◆ **Task requirements**
Everything from the first line down to the line containing "axes = [fig.add_axes([l, 0.17, 0.259, 0.742])" is to be retyped exactly, both ends included, with pictures left out.

Items from a data source:
┌──

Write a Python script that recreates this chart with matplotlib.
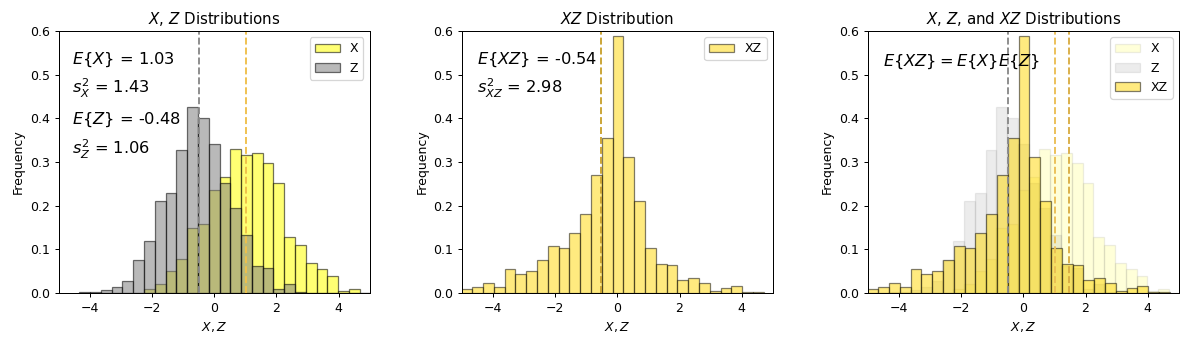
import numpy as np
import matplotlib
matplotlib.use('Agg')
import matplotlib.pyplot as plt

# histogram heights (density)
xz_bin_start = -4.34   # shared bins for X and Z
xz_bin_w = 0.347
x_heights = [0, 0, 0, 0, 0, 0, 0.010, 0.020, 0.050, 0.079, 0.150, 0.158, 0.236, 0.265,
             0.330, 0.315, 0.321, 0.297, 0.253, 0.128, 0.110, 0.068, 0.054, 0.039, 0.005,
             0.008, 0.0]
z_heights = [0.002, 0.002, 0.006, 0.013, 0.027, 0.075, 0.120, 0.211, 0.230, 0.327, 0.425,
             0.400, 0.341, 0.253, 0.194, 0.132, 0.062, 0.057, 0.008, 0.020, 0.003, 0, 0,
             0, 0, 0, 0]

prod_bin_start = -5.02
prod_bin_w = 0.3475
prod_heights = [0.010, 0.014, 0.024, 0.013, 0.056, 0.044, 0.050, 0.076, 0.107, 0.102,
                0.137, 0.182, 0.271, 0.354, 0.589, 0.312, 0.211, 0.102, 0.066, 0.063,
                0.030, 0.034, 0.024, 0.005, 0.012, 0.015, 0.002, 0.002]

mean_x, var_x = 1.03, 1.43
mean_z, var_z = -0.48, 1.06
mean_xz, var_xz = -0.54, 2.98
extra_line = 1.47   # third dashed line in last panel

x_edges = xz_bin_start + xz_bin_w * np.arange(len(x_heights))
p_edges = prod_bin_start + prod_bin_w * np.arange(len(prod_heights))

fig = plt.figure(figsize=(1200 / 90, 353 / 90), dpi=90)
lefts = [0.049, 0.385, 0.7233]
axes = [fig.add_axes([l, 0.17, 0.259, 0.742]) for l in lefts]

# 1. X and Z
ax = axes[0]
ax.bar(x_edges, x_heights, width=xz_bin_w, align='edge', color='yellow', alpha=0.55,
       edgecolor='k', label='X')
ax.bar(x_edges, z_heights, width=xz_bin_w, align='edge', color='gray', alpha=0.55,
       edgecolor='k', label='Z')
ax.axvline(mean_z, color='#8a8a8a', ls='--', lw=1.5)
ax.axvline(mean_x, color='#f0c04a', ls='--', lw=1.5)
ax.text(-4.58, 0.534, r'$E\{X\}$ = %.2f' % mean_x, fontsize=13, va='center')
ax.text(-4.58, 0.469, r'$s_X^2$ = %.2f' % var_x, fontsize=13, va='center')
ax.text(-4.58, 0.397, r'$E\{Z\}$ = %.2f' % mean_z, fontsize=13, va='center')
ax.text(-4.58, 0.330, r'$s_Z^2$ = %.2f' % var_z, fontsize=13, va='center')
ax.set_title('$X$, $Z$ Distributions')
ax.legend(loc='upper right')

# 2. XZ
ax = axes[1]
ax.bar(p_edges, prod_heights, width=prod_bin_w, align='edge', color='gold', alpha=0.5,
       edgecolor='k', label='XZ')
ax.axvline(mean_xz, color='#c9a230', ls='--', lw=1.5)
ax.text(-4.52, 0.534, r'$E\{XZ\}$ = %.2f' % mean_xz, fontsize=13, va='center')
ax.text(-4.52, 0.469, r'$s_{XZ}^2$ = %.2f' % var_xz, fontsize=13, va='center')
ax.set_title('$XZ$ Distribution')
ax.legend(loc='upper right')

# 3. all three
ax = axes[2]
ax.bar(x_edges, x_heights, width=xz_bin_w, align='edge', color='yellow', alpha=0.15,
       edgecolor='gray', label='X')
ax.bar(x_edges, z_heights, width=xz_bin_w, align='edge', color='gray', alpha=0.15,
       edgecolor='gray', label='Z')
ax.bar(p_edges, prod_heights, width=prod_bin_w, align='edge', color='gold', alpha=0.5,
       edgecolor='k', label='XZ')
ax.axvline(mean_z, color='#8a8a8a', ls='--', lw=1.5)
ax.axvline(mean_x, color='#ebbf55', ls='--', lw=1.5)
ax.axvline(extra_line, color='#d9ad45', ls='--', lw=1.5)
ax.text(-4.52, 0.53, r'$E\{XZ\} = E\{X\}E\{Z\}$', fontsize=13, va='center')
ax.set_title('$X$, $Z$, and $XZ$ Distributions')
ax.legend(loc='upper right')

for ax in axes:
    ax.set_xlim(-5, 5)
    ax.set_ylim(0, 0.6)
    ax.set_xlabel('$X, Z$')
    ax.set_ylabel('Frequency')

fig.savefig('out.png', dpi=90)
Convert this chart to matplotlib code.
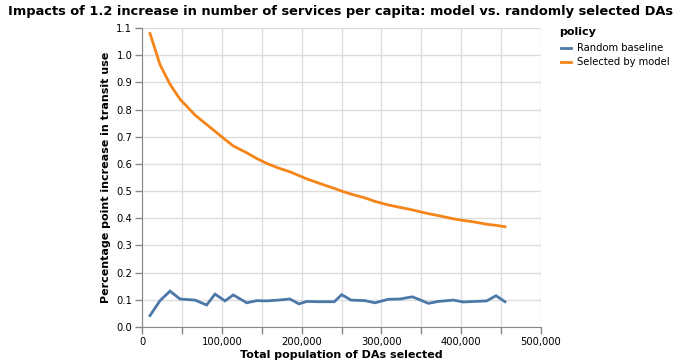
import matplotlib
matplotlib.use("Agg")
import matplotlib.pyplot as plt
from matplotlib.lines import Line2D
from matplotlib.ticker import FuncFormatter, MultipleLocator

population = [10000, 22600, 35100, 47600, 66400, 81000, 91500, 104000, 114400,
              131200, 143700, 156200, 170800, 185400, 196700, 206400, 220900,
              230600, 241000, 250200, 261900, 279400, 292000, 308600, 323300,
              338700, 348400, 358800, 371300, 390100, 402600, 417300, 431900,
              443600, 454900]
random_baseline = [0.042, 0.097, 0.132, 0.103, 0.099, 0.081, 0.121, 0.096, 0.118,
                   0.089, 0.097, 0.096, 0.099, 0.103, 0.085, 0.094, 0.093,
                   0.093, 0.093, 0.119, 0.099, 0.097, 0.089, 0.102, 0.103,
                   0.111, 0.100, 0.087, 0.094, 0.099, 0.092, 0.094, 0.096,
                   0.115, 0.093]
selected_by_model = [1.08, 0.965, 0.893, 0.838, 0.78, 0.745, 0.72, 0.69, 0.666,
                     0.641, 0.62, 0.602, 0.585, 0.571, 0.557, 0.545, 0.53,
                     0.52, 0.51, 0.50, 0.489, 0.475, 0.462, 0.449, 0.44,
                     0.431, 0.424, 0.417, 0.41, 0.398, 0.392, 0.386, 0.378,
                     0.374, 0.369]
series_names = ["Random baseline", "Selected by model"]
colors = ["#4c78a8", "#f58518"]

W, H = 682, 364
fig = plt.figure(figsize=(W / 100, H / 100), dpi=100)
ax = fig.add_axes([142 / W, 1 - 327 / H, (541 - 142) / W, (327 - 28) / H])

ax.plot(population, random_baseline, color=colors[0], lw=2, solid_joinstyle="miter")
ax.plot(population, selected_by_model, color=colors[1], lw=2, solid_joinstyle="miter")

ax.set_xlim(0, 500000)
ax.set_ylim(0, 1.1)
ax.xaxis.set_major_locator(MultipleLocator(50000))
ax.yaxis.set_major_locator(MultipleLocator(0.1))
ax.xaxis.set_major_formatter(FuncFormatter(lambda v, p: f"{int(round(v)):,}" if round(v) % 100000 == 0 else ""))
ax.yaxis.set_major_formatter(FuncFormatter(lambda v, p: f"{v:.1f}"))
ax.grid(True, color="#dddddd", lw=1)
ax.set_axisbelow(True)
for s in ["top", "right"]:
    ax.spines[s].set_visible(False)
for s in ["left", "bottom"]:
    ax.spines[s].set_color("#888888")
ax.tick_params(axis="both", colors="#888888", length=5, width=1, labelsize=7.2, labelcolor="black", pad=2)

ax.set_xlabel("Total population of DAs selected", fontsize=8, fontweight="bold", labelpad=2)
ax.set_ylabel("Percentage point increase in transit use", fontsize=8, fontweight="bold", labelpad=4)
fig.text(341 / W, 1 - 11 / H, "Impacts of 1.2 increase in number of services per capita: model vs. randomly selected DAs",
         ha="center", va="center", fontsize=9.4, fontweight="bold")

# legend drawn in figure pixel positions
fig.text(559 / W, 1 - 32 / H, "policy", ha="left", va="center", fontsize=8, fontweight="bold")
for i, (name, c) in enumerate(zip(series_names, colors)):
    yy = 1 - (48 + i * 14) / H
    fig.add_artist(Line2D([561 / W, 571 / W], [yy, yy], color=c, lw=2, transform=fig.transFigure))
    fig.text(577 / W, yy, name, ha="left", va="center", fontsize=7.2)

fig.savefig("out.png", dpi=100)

└──

◆ **Answer to the exercise**
Write a Python script that recreates this chart with matplotlib.
import numpy as np
import matplotlib
matplotlib.use('Agg')
import matplotlib.pyplot as plt

# histogram heights (density)
xz_bin_start = -4.34   # shared bins for X and Z
xz_bin_w = 0.347
x_heights = [0, 0, 0, 0, 0, 0, 0.010, 0.020, 0.050, 0.079, 0.150, 0.158, 0.236, 0.265,
             0.330, 0.315, 0.321, 0.297, 0.253, 0.128, 0.110, 0.068, 0.054, 0.039, 0.005,
             0.008, 0.0]
z_heights = [0.002, 0.002, 0.006, 0.013, 0.027, 0.075, 0.120, 0.211, 0.230, 0.327, 0.425,
             0.400, 0.341, 0.253, 0.194, 0.132, 0.062, 0.057, 0.008, 0.020, 0.003, 0, 0,
             0, 0, 0, 0]

prod_bin_start = -5.02
prod_bin_w = 0.3475
prod_heights = [0.010, 0.014, 0.024, 0.013, 0.056, 0.044, 0.050, 0.076, 0.107, 0.102,
                0.137, 0.182, 0.271, 0.354, 0.589, 0.312, 0.211, 0.102, 0.066, 0.063,
                0.030, 0.034, 0.024, 0.005, 0.012, 0.015, 0.002, 0.002]

mean_x, var_x = 1.03, 1.43
mean_z, var_z = -0.48, 1.06
mean_xz, var_xz = -0.54, 2.98
extra_line = 1.47   # third dashed line in last panel

x_edges = xz_bin_start + xz_bin_w * np.arange(len(x_heights))
p_edges = prod_bin_start + prod_bin_w * np.arange(len(prod_heights))

fig = plt.figure(figsize=(1200 / 90, 353 / 90), dpi=90)
lefts = [0.049, 0.385, 0.7233]
axes = [fig.add_axes([l, 0.17, 0.259, 0.742]) for l in lefts]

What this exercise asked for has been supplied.